At the very next door, Beasley-Brown met another woman: a concert pianist who had traveled the world and who told her “that I could do anything that I wanted to do, and that I should pursue it with everything in me.”

For Beasley-Brown, the moment marked how far women have come in participating in political life and the distance they still have to go.

On June 4, Beasley-Brown joined fellow City Commissioner Sue Parrigin and Warren County Magistrate Doug Gorman in proclaiming the day as a celebration of the 19th Amendment, which recognized women’s right to vote.

The ceremony at the Kentucky Museum at Western Kentucky University was part of a kickoff event for Journey to the Vote. It’s a yearlong campus celebration leading up to the centennial of the states’ ratification of the 19th Amendment on Aug. 18, 1920, which formalized women’s suffrage.

A list of events and more information about the initiative is available at wku.edu/go/journey.

Also speaking during the event, state Rep. Patti Minter, D-Bowling Green, read a resolution from the state’s House honoring WKU and the Kentucky Museum for organizing Journey to the Vote.

“As a woman, I stand here knowing that a hundred years ago I would not have been able to stand here,” Minter said, noting she wouldn’t have been able to formally participate in the political process.

“I stand humbly on the backs of these giants who have made history and changed the country so that 50 percent, or more, of its people could participate,” Minter said.

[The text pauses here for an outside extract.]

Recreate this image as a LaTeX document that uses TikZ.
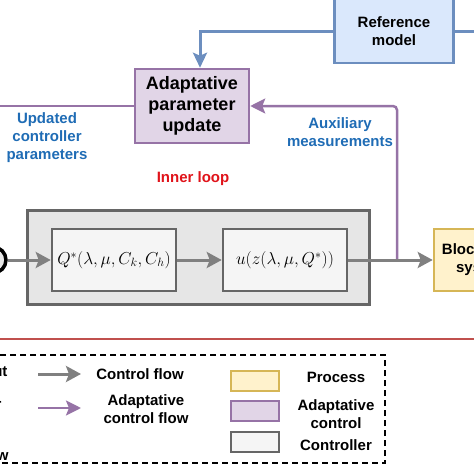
\documentclass[tikz,border=0pt]{standalone}
\usepackage{fontspec}
\setmainfont{Liberation Sans}
\usepackage{tikz}
\usetikzlibrary{shapes,arrows.meta,positioning}
\definecolor{flowgray}{HTML}{808080}
\definecolor{boxgray}{HTML}{666666}
\definecolor{outerfill}{HTML}{E6E6E6}
\definecolor{innerfill}{HTML}{F5F5F5}
\definecolor{adaptdraw}{HTML}{9673A6}
\definecolor{adaptfill}{HTML}{E1D5E7}
\definecolor{refdraw}{HTML}{6C8EBF}
\definecolor{reffill}{HTML}{DAE8FC}
\definecolor{procdraw}{HTML}{D6B656}
\definecolor{procfill}{HTML}{FFF2CC}
\definecolor{labelblue}{HTML}{1F6CB5}
\definecolor{labelred}{HTML}{E0131A}
\definecolor{sepred}{HTML}{C0504D}
\tikzstyle{txt} = [font=\fontsize{15}{18}\selectfont\bfseries, align=center]
\tikzstyle{ctrlouter} = [rectangle, draw=boxgray, fill=outerfill, line width=3pt, minimum width=342pt, minimum height=94pt]
\tikzstyle{ctrlbox} = [rectangle, draw=boxgray, fill=innerfill, line width=2.5pt, minimum width=124pt, minimum height=62pt, font=\fontsize{17}{20}\selectfont]
\tikzstyle{adaptbox} = [rectangle, draw=adaptdraw, fill=adaptfill, line width=2.5pt, minimum width=114pt, minimum height=74pt, align=center, font=\fontsize{18}{21}\selectfont\bfseries]
\tikzstyle{refbox} = [rectangle, draw=refdraw, fill=reffill, line width=2.5pt, minimum width=119pt, minimum height=64pt, txt]
\tikzstyle{procbox} = [rectangle, draw=procdraw, fill=procfill, line width=2.5pt, minimum width=96pt, minimum height=62pt, txt]
\tikzstyle{sumnode} = [circle, draw=black, fill=outerfill, line width=3.5pt, minimum size=26pt, inner sep=0pt]
\tikzstyle{bluelabel} = [txt, text=labelblue]
\tikzstyle{redlabel} = [txt, text=labelred]
\tikzstyle{grayline} = [draw=flowgray, line width=3pt, -{Stealth[length=15pt, width=16pt, inset=3pt]}]
\tikzstyle{purpleline} = [draw=adaptdraw, line width=2.5pt, -{Stealth[length=15pt, width=15pt, inset=3pt]}]
\tikzstyle{purpleplain} = [draw=adaptdraw, line width=2.5pt]
\tikzstyle{blueline} = [draw=refdraw, line width=3pt, -{Stealth[length=15pt, width=14pt, inset=3pt]}]
\tikzstyle{blueplain} = [draw=refdraw, line width=3pt]
\tikzstyle{legframe} = [draw=black, line width=1.8pt, dash pattern=on 6pt off 4pt]
\tikzstyle{legprocess} = [rectangle, draw=procdraw, fill=procfill, line width=2.5pt, minimum width=48pt, minimum height=20pt]
\tikzstyle{legadapt} = [rectangle, draw=adaptdraw, fill=adaptfill, line width=2.5pt, minimum width=48pt, minimum height=20pt]
\tikzstyle{legctrl} = [rectangle, draw=boxgray, fill=innerfill, line width=2.5pt, minimum width=48pt, minimum height=20pt]

\begin{document}
\begin{tikzpicture}[x=1pt, y=-1pt]
	\useasboundingbox (0, 0) rectangle (474, 474);
	\clip (0, 0) rectangle (474, 474);

	\node [ctrlouter] (ctrl) at (198, 257) {};
	\node [ctrlbox] (qbox) at (114, 260) {$Q^*(\lambda, \mu, C_k, C_h)$};
	\node [ctrlbox] (ubox) at (285, 260) {$u(z(\lambda, \mu, Q^*))$};
	\node [procbox] (block) at (482, 260) {Blockchain\\system};
	\node [adaptbox] (adapt) at (192, 106) {Adaptative\\parameter\\update};
	\node [refbox] (ref) at (394, 31) {Reference\\model};
	\node [sumnode] (sum) at (-7, 260) {};

	\node [bluelabel] (updlabel) at (47, 138) {Updated\\controller\\parameters};
	\node [bluelabel] (auxlabel) at (340, 132) {Auxiliary\\measurements};
	\node [redlabel] (innerlabel) at (193, 179) {Inner loop};

	\coordinate (refout) at (480, 31);
	\coordinate (updout) at (-5, 106);
	\coordinate (aux) at (397, 260);

	\path [blueline] (ref.west) -| ([xshift=8pt]adapt.north);
	\path [blueplain] (ref.east) -- (refout);
	\path [purpleplain] (adapt.west) -- (updout);
	\path [purpleline, rounded corners=4pt] (aux) |- (adapt.east);
	\path [grayline] (sum) -- (qbox);
	\path [grayline] (qbox) -- (ubox);
	\path [grayline] (ubox) -- (block);

	% separator and legend
	\draw [sepred, line width=2.5pt] (-5, 339) -- (480, 339);
	\draw [legframe] (-10, 355) rectangle (385, 463);

	\coordinate (ctrla) at (38, 374);
	\coordinate (ctrlb) at (81, 374);
	\coordinate (adpa) at (38, 408);
	\coordinate (adpb) at (81, 408);
	\path [grayline] (ctrla) -- (ctrlb);
	\path [purpleline] (adpa) -- (adpb);

	\node [txt, anchor=east] (inlabel) at (11, 373) {Input};
	\node [txt, anchor=east] (errlabel) at (5, 404) {Error};
	\node [txt, anchor=east] (flowlabel) at (12, 455) {flow};
	\node [txt] (ctrltxt) at (140, 374) {Control flow};
	\node [txt] (adptxt) at (146, 409) {Adaptative\\control flow};

	\node [legprocess] (lproc) at (255, 381) {};
	\node [legadapt] (ladapt) at (255, 411) {};
	\node [legctrl] (lctrl) at (255, 442) {};
	\node [txt] (proctxt) at (336, 377) {Process};
	\node [txt] (adapttxt) at (336, 414) {Adaptative\\control};
	\node [txt] (ctrllegtxt) at (336, 445) {Controller};
\end{tikzpicture}
\end{document}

The event also featured exhibits of Bowling Green suffrage leader and author Eliza Calvert Hall and Victoria Woodhull, the first female candidate for president and a leader in the suffrage movement. The exhibits will be on display during regular museum hours.

Victoria Gordon, a political science professor who’s organizing Journey to the Vote at WKU, said the goal is to tell a fuller story about the 19th Amendment. Even after the 19th Amendment, Gordon noted, there were still barriers to universal women’s suffrage, particularly for black women and black Americans in general.

“While we are focusing on the positives today of the 19th Amendment, we certainly recognize that there was a long, hard struggle, and that we’re not done yet,” Gordon said.